The Friday Evening Lectures at the MBL in Wood’s Holl, as it was then called, descend from a series of public lectures that began in 1889, the year after the lab was founded. And over the next decade, Jacques Loeb (1859–1924) gave several of these, published in Biological Lectures at MBL Wood’s Holl. Based on his summer experiments at the MBL on sea urchin sperm and eggs, in 1909 he issued a challenge:
Whoever claims to have succeeded in making living matter from inanimate will have to prove that he has succeeded in producing nuclear material which acts as a ferment for its own synthesis and thus reproduces itself.
Doudna and the other “heroes of CRISPR,” as geneticist Eric Lander called them, met that challenge just over a century later. The CRISPR-Cas method uses “inanimate RNA” and protein to snip out the old “nuclear material” (DNA) to add the new which can “act as ferment” for its own reproduction. Going viral, we might say.
CRISPR-Cas HAS ALSO GONE VIRAL in the scientific literature. According to the website Web of Science, the topic of CRISPR-Cas went from a few dozen citations in 2005 to over ten thousand on the eve of Doudna’s lecture. Her seminal 2012 paper with Charpentier has itself been cited over fifteen hundred times. (To put this into current pop perspective: one notes that one tweet by Kim Kardashian has reproduced itself 137,369 times.)
As for Jacques Loeb, he went as far as one could in the pre-viral days. His papers were cited fifteen hundred times in his lifetime, thrice the number of his contemporary, Paul Ehrlich.
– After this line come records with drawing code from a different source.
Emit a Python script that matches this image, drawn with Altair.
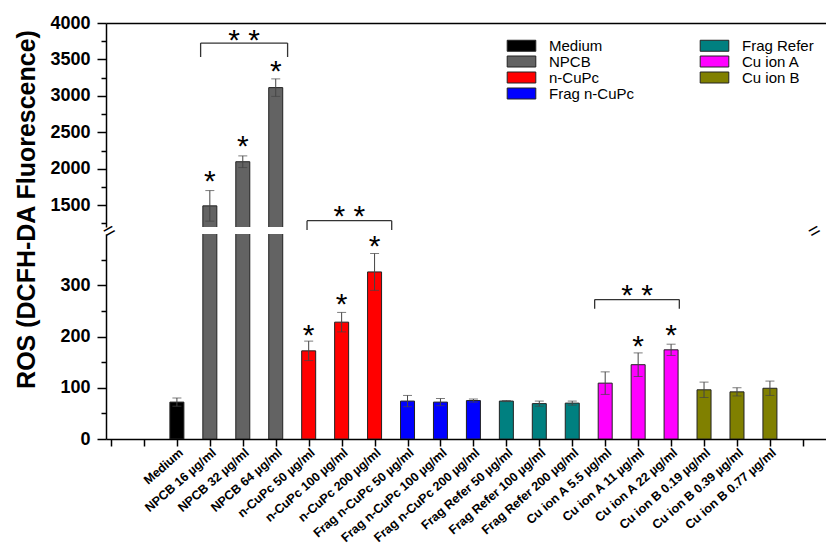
import json
import altair as alt
import pandas as pd

categories = [
    "Medium", "NPCB 16 µg/ml", "NPCB 32 µg/ml", "NPCB 64 µg/ml",
    "n-CuPc 50 µg/ml", "n-CuPc 100 µg/ml", "n-CuPc 200 µg/ml",
    "Frag n-CuPc 50 µg/ml", "Frag n-CuPc 100 µg/ml", "Frag n-CuPc  200 µg/ml",
    "Frag Refer 50 µg/ml", "Frag Refer 100 µg/ml", "Frag Refer 200 µg/ml",
    "Cu ion A 5.5 µg/ml", "Cu ion A 11 µg/ml", "Cu ion A 22 µg/ml",
    "Cu ion B 0.19 µg/ml", "Cu ion B 0.39 µg/ml", "Cu ion B  0.77 µg/ml",
]
groups = [
    "Medium", "NPCB", "NPCB", "NPCB",
    "n-CuPc", "n-CuPc", "n-CuPc",
    "Frag n-CuPc", "Frag n-CuPc", "Frag n-CuPc",
    "Frag Refer", "Frag Refer", "Frag Refer",
    "Cu ion A", "Cu ion A", "Cu ion A",
    "Cu ion B", "Cu ion B", "Cu ion B",
]
values = [72, 1490, 2096, 3113, 172, 228, 326, 74, 72, 75, 74, 69, 70, 109, 145, 174, 96, 92, 99]
errors = [8, 210, 80, 120, 19, 19, 36, 11, 7, 3, 1, 5, 4, 22, 23, 11, 15, 8, 14]

legend_order = ["Medium", "NPCB", "n-CuPc", "Frag n-CuPc", "Frag Refer", "Cu ion A", "Cu ion B"]
legend_colors = ["#000000", "#636363", "#ff0000", "#0000ff", "#008080", "#ff00ff", "#808000"]

star_categories = ["NPCB 16 µg/ml", "NPCB 32 µg/ml", "NPCB 64 µg/ml",
                   "n-CuPc 50 µg/ml", "n-CuPc 100 µg/ml", "n-CuPc 200 µg/ml",
                   "Cu ion A 11 µg/ml", "Cu ion A 22 µg/ml"]
star_levels = [1885, 2365, 3395, 210, 271, 384, 190, 210]

bracket_left = [2.72, 5.95, 14.68]
bracket_right = [5.36, 8.52, 17.25]
bracket_top = [3725, 426, 272]
bracket_foot = [3533, 408, 254]
bracket_label_y = [3817, 443, 289]
bracket_panel = ["top", "bottom", "bottom"]

top_domain = [1200, 4000]
bottom_domain = [0, 400]
x_domain = [0, 21.55]
break_x = [0, 21.4]

FONT = "Liberation Sans"

# ---------------- data tables ----------------
df = pd.DataFrame({"category": categories, "group": groups, "value": values, "error": errors})
df["pos"] = list(range(2, 2 + len(categories)))
df["lo"] = df["value"] - df["error"]
df["hi"] = df["value"] + df["error"]

pos_of = dict(zip(categories, df["pos"]))
stars = pd.DataFrame({"pos": [pos_of[c] for c in star_categories], "y": star_levels, "t": "*"})
stars_top = stars[stars["y"] > bottom_domain[1]]
stars_bot = stars[stars["y"] <= bottom_domain[1]]

seg_rows = []
lab_rows = []
for l, r, t, f, ly, p in zip(bracket_left, bracket_right, bracket_top, bracket_foot, bracket_label_y, bracket_panel):
    seg_rows += [
        {"pos": l, "x2": l, "y": f, "y2": t, "panel": p},
        {"pos": l, "x2": r, "y": t, "y2": t, "panel": p},
        {"pos": r, "x2": r, "y": t, "y2": f, "panel": p},
    ]
    lab_rows.append({"pos": (l + r) / 2, "y": ly, "t": "* *", "panel": p})
segs = pd.DataFrame(seg_rows)
labs = pd.DataFrame(lab_rows)

breaks = pd.DataFrame({"pos": break_x, "y": [bottom_domain[1]] * len(break_x), "t": "="})

label_list = ["", ""] + categories + [""] * 3
x_label_expr = json.dumps(label_list, ensure_ascii=False) + "[datum.value]"

# ---------------- encodings ----------------
x_scale = alt.Scale(domain=x_domain, nice=False, zero=False)
x_top = alt.X("pos:Q", scale=x_scale,
              axis=alt.Axis(orient="top", labels=False, ticks=False, title=None, domain=True))
x_bot = alt.X("pos:Q", scale=x_scale,
              axis=alt.Axis(values=list(range(0, 22)), labelExpr=x_label_expr, labelAngle=-41,
                            labelFontSize=12.5, labelAlign="right", labelBaseline="top",
                            tickSize=7, labelPadding=0, title=None, labelOverlap=False))

top_axis = alt.Axis(values=list(range(1250, 4001, 250)), format="d",
                    labelExpr="datum.value % 500 === 0 ? datum.label : ''",
                    tickSize={"condition": {"test": "datum.value % 500 === 0", "value": 9}, "value": 5},
                    labelPadding=7, labelFontSize=18, title=None, labelOverlap=False)
bot_axis = alt.Axis(values=list(range(0, 351, 50)), format="d",
                    labelExpr="datum.value % 100 === 0 ? datum.label : ''",
                    tickSize={"condition": {"test": "datum.value % 100 === 0", "value": 9}, "value": 5},
                    labelPadding=7, labelFontSize=18, labelOverlap=False,
                    title="ROS (DCFH-DA Fluorescence)", titleFontSize=25, titleFont=FONT,
                    titleFontWeight="bold", titleAngle=270, titleAlign="center",
                    titleBaseline="middle", titleX=-80, titleY=-25, titleColor="black")

y_top_scale = alt.Scale(domain=top_domain, nice=False, zero=False)
y_bot_scale = alt.Scale(domain=bottom_domain, nice=False, zero=False)

color_scale = alt.Scale(domain=legend_order, range=legend_colors)
legend = alt.Legend(orient="none", legendX=408, legendY=15, columns=2, title=None,
                    symbolType="M-2.6,-1H2.6V1H-2.6Z", symbolSize=121,
                    symbolStrokeColor="#222", symbolStrokeWidth=1, symbolOpacity=1,
                    labelFont=FONT, labelFontSize=15, labelColor="black", labelOffset=20,
                    rowPadding=0, columnPadding=63)


def panel(xenc, yaxis, yscale, color_legend, star_df, seg_df, lab_df, extra=None, h=200):
    bars = alt.Chart(df).mark_bar(size=14, stroke="#222", strokeWidth=1, clip=True).encode(
        x=xenc,
        y=alt.Y("value:Q", scale=yscale, axis=yaxis),
        color=alt.Color("group:N", scale=color_scale, legend=color_legend),
    )
    err = alt.Chart(df).mark_errorbar(ticks={"size": 9}, clip=True, color="#444", thickness=1).encode(
        x=xenc,
        y=alt.Y("lo:Q", scale=yscale, axis=yaxis),
        y2="hi:Q",
    )
    st = alt.Chart(star_df).mark_text(font=FONT, fontSize=30, dy=14, baseline="alphabetic",
                                      color="black").encode(
        x=xenc, y=alt.Y("y:Q", scale=yscale, axis=yaxis), text="t:N")
    br = alt.Chart(seg_df).mark_rule(color="#333", strokeWidth=1.3).encode(
        x=xenc, x2="x2:Q",
        y=alt.Y("y:Q", scale=yscale, axis=yaxis), y2="y2:Q")
    bl = alt.Chart(lab_df).mark_text(font=FONT, fontSize=30, dy=14, baseline="alphabetic",
                                     color="black").encode(
        x=xenc, y=alt.Y("y:Q", scale=yscale, axis=yaxis), text="t:N")
    layers = [bars, err, st, br, bl]
    if extra is not None:
        layers.append(extra)
    return alt.layer(*layers).properties(width=720, height=h)


brk = alt.Chart(breaks).mark_text(font=FONT, fontSize=20, angle=330, dy=-3, color="black").encode(
    x=x_bot, y=alt.Y("y:Q", scale=y_bot_scale, axis=bot_axis), text="t:N")

top = panel(x_top, top_axis, y_top_scale, legend, stars_top,
            segs[segs["panel"] == "top"], labs[labs["panel"] == "top"], h=204)
bottom = panel(x_bot, bot_axis, y_bot_scale, None, stars_bot,
               segs[segs["panel"] == "bottom"], labs[labs["panel"] == "bottom"], extra=brk, h=205)

chart = (
    alt.vconcat(top, bottom, spacing=7, bounds="flush")
    .resolve_scale(color="independent", y="independent")
    .properties(padding={"left": 5, "top": 6, "right": 0, "bottom": 0})
    .configure_view(stroke=None)
    .configure_axis(labelFont=FONT, labelFontWeight="bold", labelColor="black",
                    domainColor="black", domainWidth=1.5, tickColor="black", tickWidth=1.5,
                    grid=False)
)

chart.save("out.html", embed_options={"renderer": "svg", "actions": False})
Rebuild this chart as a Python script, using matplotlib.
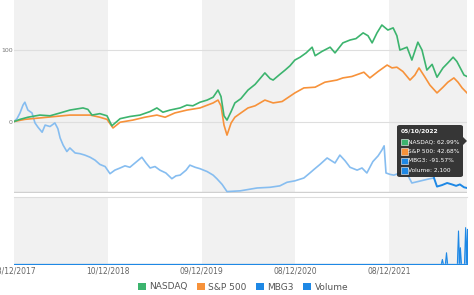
import numpy as np
import matplotlib.pyplot as plt
from matplotlib.patches import Patch, FancyBboxPatch, Rectangle, Polygon

# x positions are trading-day indices (250 per tick band)
tick_pos = [0, 250, 500, 750, 1000]
tick_labels = ["08/12/2017", "10/12/2018", "09/12/2019", "08/12/2020", "08/12/2021"]
x_end = 1208

nasdaq_x = [0, 16, 37, 69, 96, 123, 149, 184, 197, 208, 229, 248, 261, 283, 309, 336, 363, 381, 397, 416,
            443, 461, 477, 496, 515, 531, 544, 552, 560, 568, 579, 589, 605, 624, 643, 669, 683, 691, 709, 723,
            736, 749, 763, 779, 795, 803, 821, 843, 856, 877, 896, 912, 931, 944, 955, 968, 981, 997, 1011,
            1021, 1029, 1048, 1061, 1077, 1088, 1101, 1115, 1128, 1144, 1157, 1171, 1181, 1189, 1200, 1208]
nasdaq_y = [0, 3, 6, 9, 8, 12, 16, 19, 17, 9, 11, 8, -6, 4, 7, 9, 14, 19, 13, 16,
            19, 23, 22, 27, 30, 34, 44, 35, 8, 2, 14, 26, 32, 44, 52, 68, 60, 58, 66, 72,
            78, 86, 90, 96, 104, 92, 98, 104, 96, 110, 114, 116, 124, 120, 110, 124, 135, 128, 131,
            120, 100, 104, 86, 111, 100, 72, 80, 62, 75, 82, 90, 84, 76, 65, 63]

sp500_x = [0, 29, 69, 109, 149, 203, 229, 248, 264, 283, 317, 349, 381, 403, 429, 461, 496, 531, 544,
           552, 560, 568, 579, 589, 605, 624, 643, 669, 691, 715, 749, 773, 803, 829, 861, 877, 901, 933,
           949, 971, 995, 1008, 1021, 1037, 1056, 1069, 1080, 1096, 1109, 1128, 1144, 1157, 1173, 1184,
           1195, 1208]
sp500_y = [0, 3, 5, 7, 9, 9, 6, 3, -9, -1, 2, 6, 9, 6, 12, 16, 19, 26, 30,
           22, -5, -19, -2, 6, 12, 19, 22, 30, 26, 28, 40, 47, 48, 55, 58, 61, 63, 69,
           61, 70, 79, 75, 76, 70, 58, 65, 75, 62, 51, 40, 48, 55, 61, 55, 47, 40]

mbg3_x = [0, 8, 16, 24, 29, 37, 48, 56, 64, 75, 83, 96, 109, 117, 123, 131, 141, 149, 163, 176, 189,
          203, 216, 229, 243, 256, 269, 283, 296, 309, 325, 341, 352, 363, 376, 389, 405, 421, 432, 443,
          459, 469, 483, 496, 515, 531, 541, 555, 568, 603, 648, 683, 709, 728, 749, 773, 789, 800, 816,
          835, 856, 869, 883, 896, 915, 928, 941, 957, 971, 981, 987, 992, 1003, 1013, 1029, 1040, 1051,
          1061, 1077, 1093, 1109, 1120]
mbg3_y = [0, 4, 12, 23, 27, 16, 12, -2, -8, -15, -5, -7, -2, -10, -23, -33, -42, -37, -44, -45, -47,
          -50, -54, -60, -63, -73, -68, -65, -62, -64, -57, -50, -58, -65, -63, -68, -72, -80, -76, -75,
          -68, -61, -64, -66, -70, -75, -80, -88, -98, -97, -93, -92, -90, -85, -83, -79, -72, -67, -60,
          -51, -58, -47, -55, -64, -68, -65, -72, -56, -48, -40, -34, -72, -74, -75, -72, -70, -76,
          -86, -84, -82, -80, -79]
# last stretch is highlighted (hovered series)
mbg3_hx = [1120, 1128, 1141, 1155, 1168, 1179, 1189, 1200, 1208]
mbg3_hy = [-79, -91, -89, -86, -88, -90, -88, -92, -93]

vol_x = [0, 1138, 1141, 1144, 1149, 1152, 1155, 1181, 1184, 1187, 1189, 1192, 1200, 1203, 1206, 1208]
vol_y = [0, 0, 300, 0, 0, 700, 0, 0, 2000, 0, 1000, 0, 0, 2200, 0, 2100]

GREEN = "#3cb46e"
ORANGE = "#f7923a"
BLUE = "#1e88e5"
LIGHTBLUE = "#86bdf0"
BAND = "#f1f1f1"

fig = plt.figure(figsize=(4.74, 2.95), dpi=100)
ax = fig.add_axes([14 / 474, 1 - 193 / 295, 453 / 474, 193 / 295])
ax2 = fig.add_axes([14 / 474, 1 - 264 / 295, 453 / 474, 67 / 295])

for a in (ax, ax2):
    for i in range(0, 5, 2):
        a.axvspan(i * 250, min((i + 1) * 250, x_end), color=BAND, lw=0, zorder=0)
    a.set_xlim(0, x_end)
    for s in a.spines.values():
        s.set_visible(False)
    a.tick_params(length=0)

ax.set_ylim(-100, 170)
ax.set_yticks([0, 100])
ax.set_yticklabels(["0", "100"], fontsize=4.5, color="#777777")
ax.tick_params(axis="y", pad=1)
ax.set_xticks([])
for g in (0, 100):
    ax.axhline(g, color="#dedede", lw=0.8, zorder=1)
ax.axhline(-99, color="#d0d0d0", lw=1.0, zorder=1)

ax.plot(mbg3_x, mbg3_y, color=LIGHTBLUE, lw=1.2, zorder=2)
ax.plot(mbg3_hx, mbg3_hy, color=BLUE, lw=1.4, zorder=2)
ax.plot(sp500_x, sp500_y, color=ORANGE, lw=1.2, zorder=3)
ax.plot(nasdaq_x, nasdaq_y, color=GREEN, lw=1.2, zorder=4)

ax2.set_ylim(0, 4000)
ax2.set_yticks([])
ax2.fill_between(vol_x, vol_y, color=LIGHTBLUE, lw=0.8, edgecolor=BLUE)
ax2.axhline(0, color="#d8d8d8", lw=1.0)
ax2.spines["top"].set_visible(True)
ax2.spines["top"].set_color("#dddddd")
ax2.set_xticks(tick_pos)
ax2.set_xticklabels(tick_labels, fontsize=5.5, color="#666666")
ax2.tick_params(axis="x", pad=2)

# tooltip
W, H = 474.0, 295.0
box = FancyBboxPatch((397 / W, 1 - 177 / H), 66 / W, 52 / H,
                     boxstyle="round,pad=0,rounding_size=0.006",
                     transform=fig.transFigure, facecolor="#262626", edgecolor="none",
                     alpha=0.92, zorder=10)
fig.add_artist(box)
fig.add_artist(Polygon([(463 / W, 1 - 137 / H), (467 / W, 1 - 141 / H), (463 / W, 1 - 145 / H)],
                       closed=True, transform=fig.transFigure, facecolor="#262626",
                       edgecolor="none", alpha=0.92, zorder=10))
fig.text(401 / W, 1 - 131 / H, "05/10/2022", fontsize=4.3, color="white",
         fontweight="bold", va="center", zorder=11)
rows = [("NASDAQ: 62.99%", GREEN), ("S&P 500: 42.68%", ORANGE),
        ("MBG3: -91.57%", BLUE), ("Volume: 2,100", BLUE)]
for k, (txt, c) in enumerate(rows):
    yc = 1 - (142 + k * 9.5) / H
    fig.add_artist(Rectangle((401 / W, yc - 3.2 / H), 6.5 / W, 6.5 / H,
                             transform=fig.transFigure, facecolor=c,
                             edgecolor="white", lw=0.4, zorder=11))
    fig.text(408.5 / W, yc, txt, fontsize=4.2, color="white", va="center", zorder=11)

handles = [Patch(facecolor=GREEN, label="NASDAQ"), Patch(facecolor=ORANGE, label="S&P 500"),
           Patch(facecolor=BLUE, label="MBG3"), Patch(facecolor=BLUE, label="Volume")]
fig.legend(handles=handles, loc="center", bbox_to_anchor=(243 / W, 1 - 287 / H), ncol=4,
           frameon=False, fontsize=6.5, handlelength=0.9, handleheight=0.9,
           handletextpad=0.4, columnspacing=1.0, labelcolor="#555555")

fig.savefig("out.png", dpi=100)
He was also a figure in the press: “Loeb Tells of Artificial Life,” proclaimed the Chicago Daily Tribune in 1900. In1907, under the headline “Believes Germ of Life Will Be Discovered,” the San Francisco Call reported that “Professor Jacques Loeb . . . in a bulletin issued today from the office of the president, makes the statement that he believes the germ of life can be discovered, provided the chemical reactions surrounding the process of fertilization, are investigated.”